Vine a Boon porque me dijeron que acá nació uno de los padres de la música, un tal Ludwig Van Beethoven. No sobra decir que en la Universidad de Hannover conversé con Thomas Czerner acerca del proyecto de investigación ConnecCaribbean, que por segundo año consecutivo me permite visitar tierras germanas. En el Instituto Latinoamericano de la Universidad Libre de Berlín, invitado por Susanne Klengel, hablé a un nutrido grupo de estudiantes de doctorado, acerca de la disímil recepción en Colombia de dos autores enormes como García Márquez y Germán Espinosa. En un bar de Frankfurt, a orillas del Meno, bebiendo cerveza como un marinero, presencié el antiguo enfrentamiento de dos monstruos modernos, Lio Messi y Kylian Mbappé. Pero ahora estaba ahí, había cruzado el océano y estaba ahí, con lo que tenía, literalmente bajo cero y a la intemperie, frente a aquel caserón color guayaba de tres plantas donde vino al mundo el soberbio, el inconmensurable, el irrepetible compositor de la Novena Sinfonía.

Para algunos despistados del mundo, que son los más, Beethoven no es más que un perrote que popularizó el decadente cine norteamericano; para otros, el compositor del celebérrimo “tatatatán”, que usan los cuenteros más humildes en todo el ancho mundo para imprimir suspenso a sus narraciones sin necesidad de haber escuchado previamente la Quinta Sinfonía del hijo más memorable de Boon, esta espléndida ciudad universitaria ubicada a orillas del Rin. Unos pocos, ya más entendidos, pero igual de tristes, consiguen vincularlo con el Himno de la Alegría.

Como se sabe, sin embargo, la vida del genio de Boon no fue muy alegre. Su vida fue un largo escalofrío de padecimientos físicos, de enfermedades. Con todo, su obra, magistral y perdurable, sigue siendo un enigma. Retrocedo un par de pasos para tomar una fotografía a la casa. Un viejo que pasa se detiene de pronto, intrigado, aguza la vista y lee la placa conmemorativa. Tengo la impresión de que ha pasado mil veces por su frente y solo en ese momento ha descubierto la música que guarda.

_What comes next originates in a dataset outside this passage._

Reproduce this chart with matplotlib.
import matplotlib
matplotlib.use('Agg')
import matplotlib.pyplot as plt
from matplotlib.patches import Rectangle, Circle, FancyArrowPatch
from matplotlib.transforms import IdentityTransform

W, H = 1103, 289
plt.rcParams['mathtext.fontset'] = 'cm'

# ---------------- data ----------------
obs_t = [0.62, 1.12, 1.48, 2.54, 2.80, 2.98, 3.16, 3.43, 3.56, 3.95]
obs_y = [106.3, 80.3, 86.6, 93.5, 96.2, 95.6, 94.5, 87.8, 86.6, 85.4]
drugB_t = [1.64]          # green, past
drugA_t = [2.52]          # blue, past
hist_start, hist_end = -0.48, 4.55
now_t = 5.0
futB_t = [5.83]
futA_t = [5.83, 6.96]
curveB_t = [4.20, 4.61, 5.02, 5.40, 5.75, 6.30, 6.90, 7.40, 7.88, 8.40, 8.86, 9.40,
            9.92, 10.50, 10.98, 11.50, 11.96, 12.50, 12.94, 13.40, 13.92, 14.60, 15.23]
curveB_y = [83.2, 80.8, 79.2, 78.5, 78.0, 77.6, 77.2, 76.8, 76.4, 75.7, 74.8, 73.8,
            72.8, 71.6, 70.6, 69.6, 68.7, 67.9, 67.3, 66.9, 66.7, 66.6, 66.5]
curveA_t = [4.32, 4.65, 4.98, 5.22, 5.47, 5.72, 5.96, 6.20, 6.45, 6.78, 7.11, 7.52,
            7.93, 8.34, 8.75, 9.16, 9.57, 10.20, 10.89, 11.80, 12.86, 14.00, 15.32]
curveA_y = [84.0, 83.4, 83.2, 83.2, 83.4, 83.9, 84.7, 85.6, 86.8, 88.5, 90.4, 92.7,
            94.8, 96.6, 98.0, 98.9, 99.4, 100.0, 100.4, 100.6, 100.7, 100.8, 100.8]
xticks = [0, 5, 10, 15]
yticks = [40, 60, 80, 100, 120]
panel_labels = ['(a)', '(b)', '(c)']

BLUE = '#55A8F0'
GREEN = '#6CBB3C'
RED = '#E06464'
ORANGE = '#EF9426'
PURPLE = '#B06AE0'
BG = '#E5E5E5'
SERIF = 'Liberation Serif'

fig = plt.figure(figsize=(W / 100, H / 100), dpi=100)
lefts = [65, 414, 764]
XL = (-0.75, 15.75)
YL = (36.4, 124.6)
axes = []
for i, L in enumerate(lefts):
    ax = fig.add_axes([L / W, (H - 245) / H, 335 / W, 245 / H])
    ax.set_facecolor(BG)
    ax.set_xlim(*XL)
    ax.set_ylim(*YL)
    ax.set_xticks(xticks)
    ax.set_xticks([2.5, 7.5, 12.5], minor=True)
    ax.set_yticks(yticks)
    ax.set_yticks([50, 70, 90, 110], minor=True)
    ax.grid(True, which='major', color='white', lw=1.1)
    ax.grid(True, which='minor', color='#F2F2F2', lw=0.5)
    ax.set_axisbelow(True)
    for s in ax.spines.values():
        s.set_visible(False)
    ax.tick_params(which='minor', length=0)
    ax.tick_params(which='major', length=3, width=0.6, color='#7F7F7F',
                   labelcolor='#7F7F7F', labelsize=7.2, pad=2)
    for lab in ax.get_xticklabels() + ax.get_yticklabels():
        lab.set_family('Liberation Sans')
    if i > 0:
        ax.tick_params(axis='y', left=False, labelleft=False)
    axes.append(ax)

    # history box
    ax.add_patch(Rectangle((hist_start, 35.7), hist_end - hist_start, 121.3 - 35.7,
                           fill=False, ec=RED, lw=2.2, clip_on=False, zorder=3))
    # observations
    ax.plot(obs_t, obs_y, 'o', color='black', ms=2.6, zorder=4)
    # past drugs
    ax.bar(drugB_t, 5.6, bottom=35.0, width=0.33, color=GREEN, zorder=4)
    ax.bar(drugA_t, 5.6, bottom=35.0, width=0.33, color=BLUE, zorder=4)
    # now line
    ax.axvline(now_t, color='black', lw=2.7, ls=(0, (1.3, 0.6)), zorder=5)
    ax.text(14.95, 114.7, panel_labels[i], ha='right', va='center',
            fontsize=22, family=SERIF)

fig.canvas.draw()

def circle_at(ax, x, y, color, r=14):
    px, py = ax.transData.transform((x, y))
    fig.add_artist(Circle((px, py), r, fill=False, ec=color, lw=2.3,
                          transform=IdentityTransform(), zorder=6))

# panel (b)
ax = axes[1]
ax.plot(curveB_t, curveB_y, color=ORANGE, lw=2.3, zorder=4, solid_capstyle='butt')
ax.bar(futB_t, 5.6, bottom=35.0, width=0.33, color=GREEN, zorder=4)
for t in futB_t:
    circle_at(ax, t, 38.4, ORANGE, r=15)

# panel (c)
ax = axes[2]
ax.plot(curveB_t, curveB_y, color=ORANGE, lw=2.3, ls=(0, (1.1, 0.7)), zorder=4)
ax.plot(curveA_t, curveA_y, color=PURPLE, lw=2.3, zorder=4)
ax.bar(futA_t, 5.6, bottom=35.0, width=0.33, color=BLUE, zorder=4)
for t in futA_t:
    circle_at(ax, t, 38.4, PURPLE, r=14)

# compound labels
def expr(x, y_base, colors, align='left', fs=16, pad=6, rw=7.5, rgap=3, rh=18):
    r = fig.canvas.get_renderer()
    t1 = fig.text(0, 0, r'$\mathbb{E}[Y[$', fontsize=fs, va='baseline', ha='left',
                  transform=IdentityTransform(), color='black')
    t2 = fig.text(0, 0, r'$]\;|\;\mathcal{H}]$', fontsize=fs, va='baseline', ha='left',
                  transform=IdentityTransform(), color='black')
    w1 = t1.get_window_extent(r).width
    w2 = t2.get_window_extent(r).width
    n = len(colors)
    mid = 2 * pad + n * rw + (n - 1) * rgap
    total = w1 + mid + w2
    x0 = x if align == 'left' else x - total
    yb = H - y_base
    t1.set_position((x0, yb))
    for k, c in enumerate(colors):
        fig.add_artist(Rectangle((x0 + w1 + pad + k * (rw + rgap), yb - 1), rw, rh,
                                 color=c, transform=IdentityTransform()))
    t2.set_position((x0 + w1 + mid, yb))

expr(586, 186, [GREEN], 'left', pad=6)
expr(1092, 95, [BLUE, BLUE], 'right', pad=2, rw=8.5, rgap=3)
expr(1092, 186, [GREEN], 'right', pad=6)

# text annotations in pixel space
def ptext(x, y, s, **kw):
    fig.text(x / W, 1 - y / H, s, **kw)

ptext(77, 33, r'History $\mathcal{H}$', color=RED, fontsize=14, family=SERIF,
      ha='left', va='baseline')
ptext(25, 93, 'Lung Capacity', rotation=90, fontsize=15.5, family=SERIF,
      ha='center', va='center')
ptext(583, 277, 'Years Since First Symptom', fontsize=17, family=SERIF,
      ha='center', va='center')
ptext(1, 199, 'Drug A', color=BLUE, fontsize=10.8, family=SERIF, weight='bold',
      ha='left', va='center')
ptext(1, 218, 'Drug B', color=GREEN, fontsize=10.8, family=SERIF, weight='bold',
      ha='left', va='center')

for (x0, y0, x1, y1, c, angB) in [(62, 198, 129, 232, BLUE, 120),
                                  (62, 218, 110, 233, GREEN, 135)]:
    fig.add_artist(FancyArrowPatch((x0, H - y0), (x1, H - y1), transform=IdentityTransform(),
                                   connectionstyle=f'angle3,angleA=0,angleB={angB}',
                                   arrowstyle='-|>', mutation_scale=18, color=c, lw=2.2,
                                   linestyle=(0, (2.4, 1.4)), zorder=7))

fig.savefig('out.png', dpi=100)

El viejo sigue su camino, murmurando algo incomprensible. Me voy a un Café de la esquina, “C'est la vie”, se llama. Me siento en la terraza para poder seguir viendo la casa y ordeno un espresso. En plena víspera de Navidad, me resulta curioso el compositor que me preocupa. Debería estar escuchando el piano de Ricardo Ray, pero lo que escucho es la melodía sublime Para Elisa. Me acuerdo entonces del más icónico de los padecimientos de Beethoven: su sordera.

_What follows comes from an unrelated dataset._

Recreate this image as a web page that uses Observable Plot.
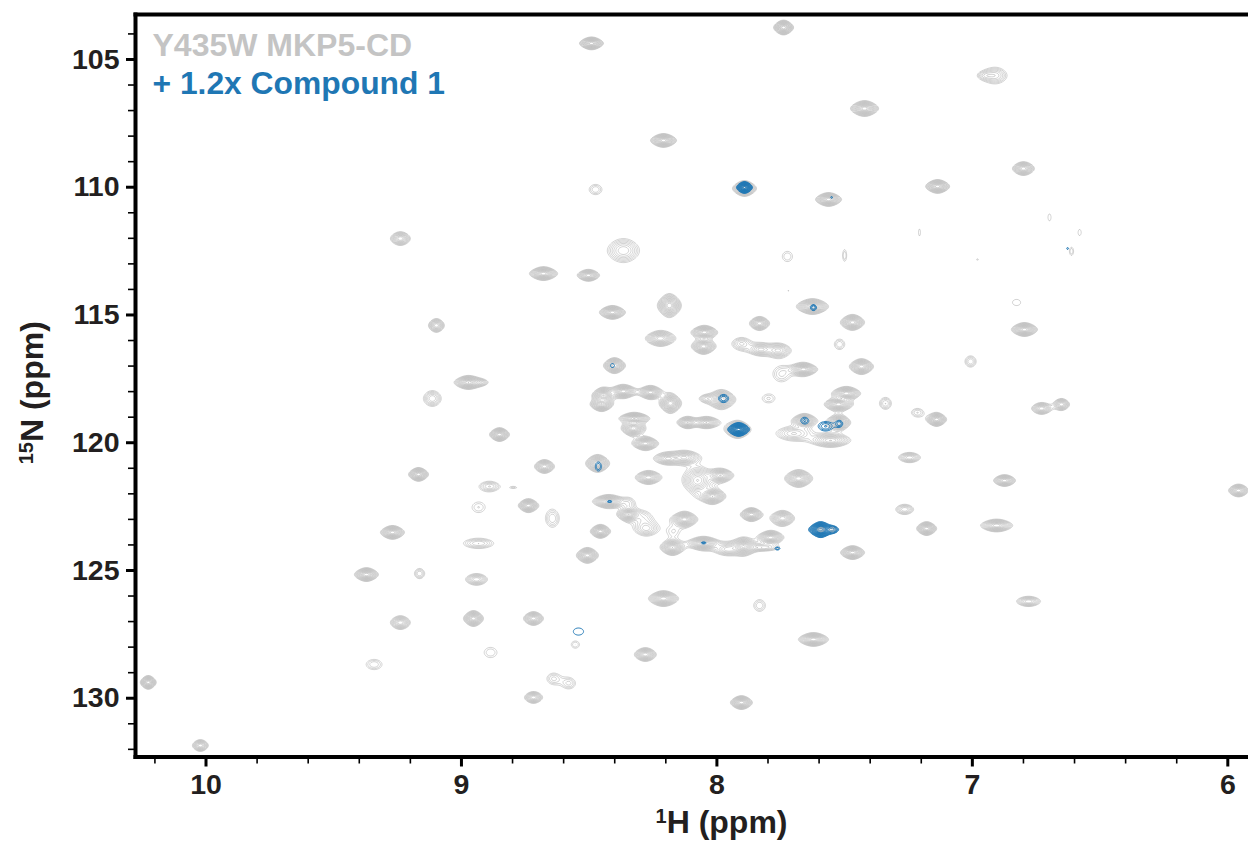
<!DOCTYPE html>
<html>
<head>
<meta charset="utf-8">
<script src="https://cdn.jsdelivr.net/npm/d3@7"></script>
<script src="https://cdn.jsdelivr.net/npm/@observablehq/plot@0.6"></script>
<style>html,body{margin:0;padding:0;background:#fff}svg{display:block}</style>
</head>
<body>
<div id="chart"></div>
<script>
// Reference spectrum peaks: centre (ppm), half-extent (ppm), contour levels
const grayH = [7.739,8.491,6.909,7.422,8.209,8.475,7.892,7.563,7.136,6.800,
7.724,7.500,8.366,8.679,8.503,9.239,6.698,7.207,6.580,6.612,
6.980,6.827,6.796,7.007,7.469,7.434,8.409,8.186,7.626,7.833,
8.221,8.049,8.052,7.904,7.829,7.759,7.520,8.401,7.661,7.747,
8.444,8.452,8.366,8.260,8.182,7.982,7.798,7.493,7.524,7.340,
8.323,8.327,8.115,8.041,7.919,7.657,7.524,7.700,7.555,8.280,
8.467,8.193,8.127,8.268,8.076,7.986,8.017,7.680,8.424,8.346,
8.346,8.276,8.287,8.127,7.865,7.743,8.456,8.170,8.174,8.052,
7.958,7.896,7.790,7.818,7.469,8.507,8.209,7.833,7.622,7.265,
8.973,9.114,8.851,8.675,9.168,8.890,8.796,8.933,8.738,8.644,
9.270,8.933,9.372,9.164,8.941,8.953,8.718,9.239,9.098,10.226,
10.022,9.342,8.886,8.718,8.640,8.579,8.554,8.280,7.904,6.780,
5.958,6.874,6.905,7.179,7.246,6.729,6.651,7.140,7.215,7.720,
6.948,8.041,8.926];
const grayN = [103.75,104.37,105.63,106.92,108.17,110.09,110.05,110.48,109.97,109.27,
112.71,112.67,112.48,113.38,113.45,112.01,111.18,111.77,111.77,112.51,
112.83,114.51,115.57,116.82,115.29,117.02,114.90,114.63,114.67,115.33,
115.92,115.68,116.23,116.12,116.35,116.39,116.15,116.98,117.13,117.33,
118.15,118.50,117.99,118.03,118.46,118.31,118.27,118.07,118.50,118.46,
119.05,119.44,119.21,119.21,119.48,119.13,119.21,119.64,119.91,120.03,
120.81,120.62,120.58,121.36,121.48,121.28,122.10,121.40,122.30,122.81,
122.38,123.36,122.96,123.00,122.81,122.96,123.47,123.47,124.10,123.94,
124.18,124.06,123.71,124.10,124.30,124.41,126.10,126.37,127.70,122.61,
117.64,118.27,119.68,120.93,121.24,121.71,121.75,122.53,122.46,122.96,
123.51,123.94,125.16,125.12,125.35,126.88,126.88,127.04,115.41,129.38,
131.85,128.68,128.21,129.97,129.23,129.42,127.90,128.29,130.17,126.21,
121.87,121.48,123.24,123.36,120.58,118.66,118.50,119.09,118.82,114.04,
105.63,118.27,117.64];
const grayHalfH = [.039,.047,.043,.055,.051,.025,.047,.051,.047,.043,
.020,.008,.063,.055,.043,.039,.006,.004,.006,.008,
.004,.016,.051,.022,.047,.047,.051,.047,.063,.039,
.059,.051,.047,.035,.047,.047,.020,.043,.055,.031,
.043,.043,.051,.047,.043,.055,.023,.055,.055,.023,
.059,.047,.039,.051,.051,.047,.047,.067,.078,.051,
.047,.051,.059,.051,.059,.051,.051,.055,.063,.043,
.016,.043,.023,.051,.043,.047,.039,.014,.047,.063,
.051,.051,.051,.055,.047,.043,.059,.023,.059,.035,
.055,.035,.039,.039,.039,.039,.010,.025,.039,.027,
.047,.059,.047,.020,.043,.039,.039,.039,.031,.031,
.031,.031,.025,.035,.024,.024,.016,.043,.043,.047,
.039,.043,.063,.039,.043,.039,.031,.039,.023,.003,
.023,.023,.023];
const grayHalfN = [.29,.25,.31,.31,.27,.20,.31,.27,.27,.27,
.20,.23,.47,.27,.23,.27,.14,.14,.12,.16,
.03,.12,.27,.22,.31,.31,.27,.47,.31,.27,
.31,.27,.31,.23,.23,.27,.20,.31,.27,.27,
.31,.27,.27,.27,.39,.39,.16,.27,.27,.23,
.23,.31,.23,.23,.35,.27,.31,.27,.27,.27,
.35,.23,.27,.27,.55,.27,.31,.35,.27,.27,
.16,.27,.20,.31,.27,.31,.27,.12,.31,.27,
.23,.35,.27,.12,.27,.31,.31,.23,.27,.20,
.27,.31,.27,.27,.27,.20,.03,.20,.27,.35,
.27,.20,.27,.20,.23,.31,.27,.27,.27,.27,
.23,.20,.20,.23,.20,.20,.14,.27,.27,.20,
.25,.23,.25,.27,.20,.23,.23,.27,.16,.02,
.12,.12,.10];
const grayLevels = [14,14,5,14,14,3,15,14,14,12,
2,2,7,14,12,10,1,1,1,2,
1,1,14,4,14,14,14,14,14,12,
12,14,14,5,8,8,3,14,14,3,
14,14,14,14,14,14,2,14,14,4,
14,14,12,12,14,14,14,6,10,14,
14,10,10,12,10,12,14,14,14,14,
2,6,2,14,14,12,14,1,14,14,
7,14,14,5,14,14,14,3,14,6,
14,6,14,12,14,5,1,2,14,4,
14,5,14,4,8,14,12,10,10,14,
10,3,2,10,3,3,2,12,14,8,
12,12,12,14,8,10,10,14,3,1,
3,4,4];

const blueH = [7.892,7.622,8.409,7.974,7.915,7.657,7.575,7.520,8.464,8.420,8.052,7.763,7.594,7.547,8.542,6.627,7.551];
const blueN = [110.01,114.71,116.98,118.27,119.48,119.13,119.36,119.25,120.93,122.30,123.92,124.14,123.40,123.40,127.39,112.40,110.40];
const blueHalfH = [.031,.012,.008,.020,.043,.014,.027,.010,.012,.010,.010,.010,.047,.020,.020,.004,.004];
const blueHalfN = [.23,.12,.08,.16,.27,.12,.18,.10,.18,.04,.04,.06,.31,.12,.14,.04,.04];
const blueLevels = [14,3,1,3,16,2,3,2,2,2,2,2,18,6,1,1,1];

const coreH = [7.594,7.547];
const coreN = [123.40,123.40];
const coreHalfH = [.012,.008];
const coreHalfN = [.08,.08];
const coreLevels = [2,1];

const xMajor = [10,9,8,7,6];
const xMinor = [10.2,9.8,9.6,9.4,9.2,8.8,8.6,8.4,8.2,7.8,7.6,7.4,7.2,6.8,6.6,6.4,6.2];
const yMajor = [105,110,115,120,125,130];
const yMinor = [104,106,107,108,109,111,112,113,114,116,117,118,119,121,122,123,124,126,127,128,129,131,132];

const sampleLabel = "Y435W MKP5-CD";
const ligandLabel = "+ 1.2x Compound 1";
const xLabel = "1H (ppm)";
const yLabel = "15N (ppm)";

const ratio = 1.2;
const thresholds = d3.range(0, 24).map(k => ratio ** k);
const cross = 0.3;

// Spectrum intensity as a sum of peak line shapes; contour levels are geometric
function spectrum(H, N, halfH, halfN, levels) {
  const peaks = H.map((h, i) => {
    const A = ratio ** levels[i];
    const s = Math.sqrt(Math.sqrt(A) - 1);
    return {h, n: N[i], A, wh: halfH[i] / s, wn: halfN[i] / s};
  });
  return (x, y) => {
    let v = 0;
    for (const p of peaks) {
      const u = (x - p.h) / p.wh;
      if (u > 6 || u < -6) continue;
      const w = (y - p.n) / p.wn;
      if (w > 6 || w < -6) continue;
      const uu = u * u, ww = w * w;
      const d = 1 + uu + ww + cross * uu * ww;
      v += p.A / (d * d);
    }
    return v;
  };
}

const xDomain = [10.276, 5.919];
const yDomain = [103.24, 132.30];
const font = "'Liberation Sans', Arial, sans-serif";
const ink = "#231f20";

function layer(fn, color, width) {
  return Plot.contour({
    value: fn,
    x1: xDomain[0], x2: xDomain[1], y1: yDomain[0], y2: yDomain[1],
    thresholds, pixelSize: 1, fill: "none", stroke: color, strokeWidth: width
  });
}

const chart = Plot.plot({
  width: 1248,
  height: 841,
  marginLeft: 135,
  marginTop: 14,
  marginRight: 0,
  marginBottom: 84.5,
  style: {fontFamily: font, background: "#fff"},
  x: {domain: xDomain, range: [135, 1248]},
  y: {domain: yDomain, range: [14, 756.5]},
  marks: [
    layer(spectrum(grayH, grayN, grayHalfH, grayHalfN, grayLevels), "#bdbdbd", 0.65),
    layer(spectrum(blueH, blueN, blueHalfH, blueHalfN, blueLevels), "#1f77b4", 0.9),
    layer(spectrum(coreH, coreN, coreHalfH, coreHalfN, coreLevels), "#bdbdbd", 0.6),
    Plot.axisX({ticks: xMinor, anchor: "bottom", tickSize: 7, strokeWidth: 1.6, tickFormat: () => "", label: null, stroke: "#000"}),
    Plot.axisX({ticks: xMajor, anchor: "bottom", tickSize: 10, strokeWidth: 3, tickPadding: 7, label: null, stroke: "#000",
      fontSize: 28.5, fontWeight: "bold", fill: ink, tickFormat: d => d}),
    Plot.axisY({ticks: yMinor, anchor: "left", tickSize: 7, strokeWidth: 1.6, tickFormat: () => "", label: null, stroke: "#000"}),
    Plot.axisY({ticks: yMajor, anchor: "left", tickSize: 9, strokeWidth: 3, tickPadding: 7, label: null, stroke: "#000",
      fontSize: 28.5, fontWeight: "bold", fill: ink, tickFormat: d => d}),
    Plot.frame({anchor: "top", stroke: "#000", strokeWidth: 4}),
    Plot.frame({anchor: "left", stroke: "#000", strokeWidth: 4}),
    Plot.frame({anchor: "bottom", stroke: "#000", strokeWidth: 4}),
    Plot.text([sampleLabel], {text: d => d, frameAnchor: "top-left", lineAnchor: "middle", textAnchor: "start", dx: 17, dy: 31,
      fontSize: 32, fontWeight: "bold", fill: "#c4c4c4"}),
    Plot.text([ligandLabel], {text: d => d, frameAnchor: "top-left", lineAnchor: "middle", textAnchor: "start", dx: 17, dy: 69,
      fontSize: 31.8, fontWeight: "bold", fill: "#1f77b4"}),
    Plot.text([xLabel], {text: d => d, frameAnchor: "bottom", lineAnchor: "middle", dx: 29.5, dy: 66,
      fontSize: 32, fontWeight: "bold", fill: ink, className: "sup-label"}),
    Plot.text([yLabel], {text: d => d, frameAnchor: "left", lineAnchor: "middle", textAnchor: "middle", rotate: -90, dx: -103, dy: 7,
      fontSize: 32, fontWeight: "bold", fill: ink, className: "sup-label"})
  ]
});
// Isotope numbers are set as bold superscripts inside the same text element
d3.select(chart).selectAll(".sup-label text").each(function () {
  const t = this.textContent, m = t.match(/^(\d+)(.*)$/);
  if (!m) return;
  this.textContent = "";
  const s = d3.select(this);
  s.append("tspan").attr("font-size", 20).attr("dy", -10).text(m[1]);
  s.append("tspan").attr("dy", 10).text(m[2]);
});
document.getElementById("chart").append(chart);
</script>
</body>
</html>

Me traen el espresso y lo bebo de un sorbo. Un compositor sordo es como un lector ciego, pienso. Y de golpe aparecen los versos de Borges, siempre Borges: “Nadie rebaje a lágrima o reproche, esta declaración de la maestría de Dios, que con magnífica ironía, me dio a la vez los libros y la noche”. Beethoven precursor de Borges. Interesante, pienso, mientras me dirijo a la estación para tomar un tren a Colonia, y resuenan en mi memoria unas palabras de Beethoven que resumen su tragedia:

“El cielo solo sabe lo que va a ser de mí… me informaron que mi sordera no tiene cura. Ya he maldecido a mi creador y a mi existencia. Usted puede darse cuenta qué triste vida debo tener, viendo que he sido retirado de todo lo que es querido y precioso para mí… debo retirarme de todo”.

Y, sin embargo, como los espíritus verdaderamente grandes, Beethoven supo convertir en arte su tragedia. ¡Feliz Navidad!